# Good Guy Review! Tacpayne



## spydermn (Apr 26, 2009)

I know that Chuck (Tacpayne) has done a lot of work for a lot of people here, but he modded a OM heaver for me and did a great job! Great guy and awesome custom rods. :fishing:


----------



## RuddeDogg (Mar 20, 2004)

Yes he is. Does great work.


----------



## lil red jeep (Aug 17, 2007)

I know I acted the ass over one he made me but he does put together a nice rod. Props!


----------



## RuddeDogg (Mar 20, 2004)

He is just finishing up a rod for me that is a memorial to a best friend that passed away back in 2005. He was an avid angler. His name was Paul "Buddha" Cronin. You can check it out on my facebook page, [email protected].


----------



## tjbjornsen (Oct 31, 2009)

Chuck built, or had a hand in assisting on 4 rods I own and all are terrific.
And yes, he is a very nice fellow.


----------



## ReelKingin (Aug 3, 2009)

very good friend, and awesome father...builds a nice rod for sure...


----------



## RuddeDogg (Mar 20, 2004)

Here is the heaver that Chuck built for me. It's a Batson SU1508 with the Avet SX MC spooled with 17bl suffix.


----------



## RuddeDogg (Mar 20, 2004)

Part Two


----------



## Charlie2 (May 2, 2007)

TacPayne is a #1 guy in my book. C2


----------



## tjbjornsen (Oct 31, 2009)

RDogg,
Chuck was building me a rod at the same time he was building yours, and when he sent me some shots, yours was in the background.
I was drooling over that aluminumn reel seat. I've always wanted one of those, but for one reason or another the rods I've had built would not fit the available sizes.
Very, very nice build. 
Good Catchin'!


----------



## RW_20 (Oct 16, 2007)

I have had the privilege to spend some time with a handful of people here on P&S, and yes Chuck is a class act.


----------



## RuddeDogg (Mar 20, 2004)

tjbjornsen said:


> RDogg,
> Chuck was building me a rod at the same time he was building yours, and when he sent me some shots, yours was in the background.
> I was drooling over that aluminumn reel seat. I've always wanted one of those, but for one reason or another the rods I've had built would not fit the available sizes.
> Very, very nice build.
> Good Catchin'!


Yup. I was hopin to fish with it over the weekend but no joy...I'm pretty much done for the season now. Maybe some field casting the new Avet. Never threw one so this should be good.


----------



## tjbjornsen (Oct 31, 2009)

RuddeDogg said:


> Yup. I was hopin to fish with it over the weekend but no joy...I'm pretty much done for the season now. Maybe some field casting the new Avet. Never threw one so this should be good.
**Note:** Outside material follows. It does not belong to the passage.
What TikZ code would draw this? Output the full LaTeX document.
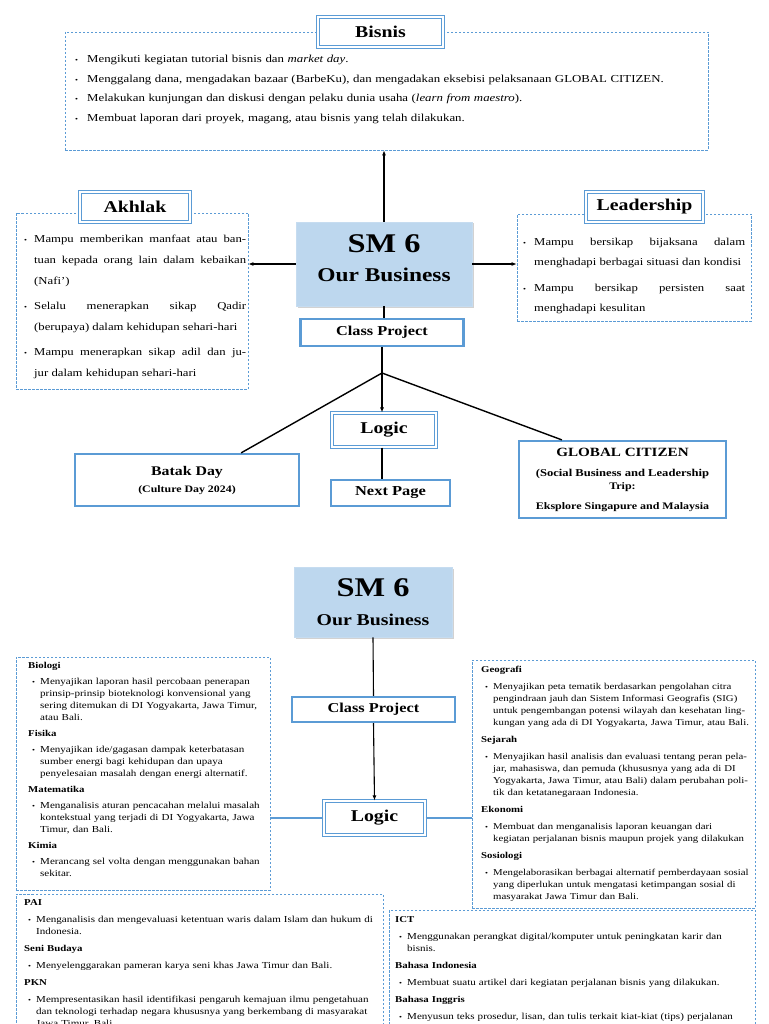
\documentclass[tikz,border=0pt]{standalone}
\usepackage{fontspec}
\setmainfont{Liberation Serif}[FakeStretch=1.2]
\usetikzlibrary{arrows.meta,shadows}
\definecolor{ofblue}{RGB}{91,155,213}
\definecolor{smfill}{RGB}{189,215,238}
\newcommand{\bul}{{\fontsize{7}{7}\selectfont\textbullet}}
\newcommand{\itm}[1][12pt]{\noindent\hangindent=#1\hangafter=1\makebox[#1][l]{\bul}\ignorespaces}
\newcommand{\sitm}{\noindent\hangindent=12pt\hangafter=1\hspace*{4pt}\makebox[8pt][l]{\bul}\ignorespaces}
\newcommand{\subj}[1]{\noindent{\fontsize{9}{12}\selectfont\bfseries #1}}

\begin{document}
\begin{tikzpicture}[x=1pt,y=-1pt,
      dashbox/.style={draw=ofblue, line width=0.7pt, dash pattern=on 2.5pt off 1.5pt, minimum width=#1},
      titlebox/.style={draw=ofblue, double=white, double distance=1.1pt, line width=1.1pt, fill=white,
        drop shadow={opacity=0.25, shadow xshift=1pt, shadow yshift=-1pt},
        font=\fontsize{16.5}{18}\selectfont\bfseries, inner sep=0pt},
      thickbox/.style={draw=ofblue, line width=2.2pt, fill=white, font=\bfseries, align=center, inner sep=0pt},
      smbox/.style={draw=ofblue!35, line width=0.8pt, fill=smfill, align=center, font=\bfseries, inner sep=0pt,
        drop shadow={opacity=0.35, shadow xshift=1.5pt, shadow yshift=-1.5pt}},
      bodytxt/.style={inner sep=0pt, anchor=north west, align=left},
      link/.style={line width=1.4pt},
      arrowlink/.style={line width=1.1pt, -{Latex[length=5pt,width=4pt]}},
      bluelink/.style={draw=ofblue, line width=1.6pt}]

  \useasboundingbox (0,0) rectangle (768,1024);
  \clip (0,0) rectangle (768,1024);
  \fill[white] (0,0) rectangle (768,1024);

  % first page: the three outer boxes
  \node[dashbox=643, minimum height=118] (bisnis) at (386.5,91) {};
  \node[dashbox=232, minimum height=176] (akhlak) at (132,301) {};
  \node[dashbox=234, minimum height=107] (leader) at (634,267.5) {};
  \node[titlebox, minimum width=125, minimum height=30] (bisnistitle) at (380.5,32) {Bisnis};
  \node[titlebox, minimum width=110, minimum height=30] (akhlaktitle) at (135,207) {Akhlak};
  \node[titlebox, minimum width=117, minimum height=30] (leadertitle) at (644.5,207) {Leadership};

  \node[bodytxt, text width=630, font=\fontsize{10.7}{19.5}\selectfont] (bisnistxt) at (75,55) {
    \itm Mengikuti kegiatan tutorial bisnis  dan \textit{market day}.

    \itm Menggalang dana, mengadakan bazaar (BarbeKu), dan mengadakan eksebisi pelaksanaan GLOBAL CITIZEN.

    \itm Melakukan kunjungan dan diskusi dengan pelaku dunia usaha  (\textit{learn from maestro}).

    \itm Membuat laporan dari proyek, magang, atau bisnis yang telah dilakukan.\par};
  \node[bodytxt, align=justify, text width=222, font=\fontsize{10.6}{21}\selectfont,
        execute at begin node=\setlength{\parskip}{4pt}] (akhlaktxt) at (24,235) {
    \itm[10pt] Mampu memberikan manfaat atau ban-\linebreak tuan kepada orang lain dalam kebaikan\linebreak (Nafi’)

    \itm[10pt] Selalu menerapkan sikap Qadir\linebreak (berupaya) dalam kehidupan sehari-hari

    \itm[10pt] Mampu menerapkan sikap adil dan ju-\linebreak jur dalam kehidupan sehari-hari\par};
  \node[bodytxt, align=justify, text width=222, font=\fontsize{10.6}{20}\selectfont,
        execute at begin node=\setlength{\parskip}{6pt}] (leadertxt) at (523,238) {
    \itm[11pt] Mampu bersikap bijaksana dalam\linebreak menghadapi berbagai situasi dan kondisi

    \itm[11pt] Mampu bersikap persisten saat\linebreak menghadapi kesulitan\par};

  % first page: the tree
  \node[smbox, minimum width=176, minimum height=84, text depth=12pt] (sm) at (384,264)
    {\fontsize{27}{30}\selectfont SM 6\\[15pt]\fontsize{19.5}{22}\selectfont Our Business};
  \node[thickbox, minimum width=163, minimum height=27, font=\fontsize{13.6}{15}\selectfont\bfseries] (cproj) at (382,332.5) {Class Project};
  \coordinate (fork) at (382,373);
  \node[titlebox, minimum width=104, minimum height=34] (logic) at (384,430) {Logic};
  \node[thickbox, minimum width=119, minimum height=26, font=\fontsize{13.7}{15}\selectfont\bfseries] (nextp) at (390.5,493) {Next Page};
  \node[thickbox, minimum width=224, minimum height=52] (batak) at (187,480)
    {\fontsize{13.2}{15}\selectfont Batak Day\\[5pt]\fontsize{9.9}{12}\selectfont (Culture Day 2024)};
  \node[thickbox, minimum width=207, minimum height=77] (global) at (622.5,479.5)
    {\fontsize{12.6}{14}\selectfont GLOBAL CITIZEN\\[8pt]
     \fontsize{10.5}{13}\selectfont (Social Business and Leadership\\[1pt] Trip:\\[8pt]
     Eksplore Singapure and Malaysia};

  \draw[arrowlink] (sm.north) -- (sm.north |- bisnis.south);
  \draw[arrowlink] (sm.west) -- (sm.west -| akhlak.east);
  \draw[arrowlink] (sm.east) -- (sm.east -| leader.west);
  \draw[link] (sm.south) -- (sm.south |- cproj.north);
  \draw[link] (cproj.south) -- (fork);
  \draw[link] (fork) -- ([xshift=-59pt]batak.north east);
  \draw[link] (fork) -- ([xshift=44pt]global.north west);
  \draw[arrowlink] (fork) -- (fork |- logic.north);
  \draw[link] (fork |- logic.south) -- (fork |- nextp.north);

  % second page
  \node[smbox, minimum width=158, minimum height=70] (smb) at (373,602)
    {\fontsize{27}{30}\selectfont SM 6\\[17pt]\fontsize{16.5}{19}\selectfont Our Business};
  \node[thickbox, minimum width=163, minimum height=25, font=\fontsize{13.6}{15}\selectfont\bfseries] (cprojb) at (373.5,709.5) {Class Project};
  \node[titlebox, minimum width=101, minimum height=34] (logicb) at (374.5,818) {Logic};

  \node[dashbox=254, minimum height=233] (sciL) at (143,773.5) {};
  \node[dashbox=283, minimum height=248] (sciR) at (613.5,784) {};
  \node[dashbox=367, minimum height=140] (soc) at (199.5,964) {};
  \node[dashbox=366, minimum height=124] (lang) at (572,972) {};

  \draw[link, line width=1.1pt] (smb.south) -- (cprojb.north);
  \draw[arrowlink] (cprojb.south) -- (logicb.north);
  \draw[bluelink] (logicb.west) -- (logicb.west -| sciL.east);
  \draw[bluelink] (logicb.east) -- (logicb.east -| sciR.west);

  \node[bodytxt, text width=260, font=\fontsize{9.2}{12}\selectfont,
        execute at begin node=\setlength{\parskip}{4pt}] (sciLtxt) at (28,662) {
    \subj{Biologi}

    \sitm Menyajikan laporan hasil percobaan penerapan\newline prinsip-prinsip bioteknologi konvensional yang\newline sering ditemukan di DI Yogyakarta, Jawa Timur,\newline atau Bali.

    \subj{Fisika}

    \sitm Menyajikan ide/gagasan dampak keterbatasan\newline sumber energi bagi kehidupan dan upaya\newline penyelesaian masalah dengan energi alternatif.

    \subj{Matematika}

    \sitm Menganalisis aturan pencacahan melalui masalah\newline kontekstual yang terjadi di DI Yogyakarta, Jawa\newline Timur, dan Bali.

    \subj{Kimia}

    \sitm Merancang sel volta dengan menggunakan bahan\newline sekitar.\par};
  \node[bodytxt, text width=300, font=\fontsize{9}{12}\selectfont,
        execute at begin node=\setlength{\parskip}{5pt}] (sciRtxt) at (481,666) {
    \subj{Geografi}

    \sitm Menyajikan peta tematik berdasarkan pengolahan citra\newline pengindraan jauh dan Sistem Informasi Geografis (SIG)\newline untuk pengembangan potensi wilayah dan kesehatan ling-\newline kungan yang ada di DI Yogyakarta, Jawa Timur, atau Bali.

    \subj{Sejarah}

    \sitm Menyajikan hasil analisis dan evaluasi tentang peran pela-\newline jar, mahasiswa, dan pemuda (khususnya yang ada di DI\newline Yogyakarta, Jawa Timur, atau Bali) dalam perubahan poli-\newline tik dan ketatanegaraan Indonesia.

    \subj{Ekonomi}

    \sitm Membuat dan menganalisis laporan keuangan dari\newline kegiatan perjalanan bisnis maupun projek yang dilakukan

    \subj{Sosiologi}

    \sitm Mengelaborasikan berbagai alternatif pemberdayaan sosial\newline yang diperlukan untuk mengatasi ketimpangan sosial di\newline masyarakat Jawa Timur dan Bali.\par};
  \node[bodytxt, text width=380, font=\fontsize{9.2}{12}\selectfont,
        execute at begin node=\setlength{\parskip}{5pt}] (soctxt) at (24,899) {
    \subj{PAI}

    \sitm Menganalisis dan mengevaluasi ketentuan waris dalam Islam dan hukum di\newline Indonesia.

    \subj{Seni Budaya}

    \sitm Menyelenggarakan pameran karya seni khas Jawa Timur dan Bali.

    \subj{PKN}

    \sitm Mempresentasikan hasil identifikasi pengaruh kemajuan ilmu pengetahuan\newline dan teknologi terhadap negara khususnya yang berkembang di masyarakat\newline Jawa Timur, Bali.\par};
  \node[bodytxt, text width=380, font=\fontsize{9.2}{12}\selectfont,
        execute at begin node=\setlength{\parskip}{5pt}] (langtxt) at (395,916) {
    \subj{ICT}

    \sitm Menggunakan perangkat digital/komputer untuk peningkatan karir dan\newline bisnis.

    \subj{Bahasa Indonesia}

    \sitm Membuat suatu artikel dari kegiatan perjalanan bisnis yang dilakukan.

    \subj{Bahasa Inggris}

    \sitm Menyusun teks prosedur, lisan, dan tulis terkait kiat-kiat (tips) perjalanan\par};

\end{tikzpicture}
\end{document}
Ahhh... Well Sir, you are going to enjoy that!
Do as others here have instructed, and take the time to soak out the excessive factory grease from the spool bearings and put in a couple of drops of your favorite oil. It does indeed make a noticable difference.
And good choice on color. Everyone knows Purple ones throw the furthest!


----------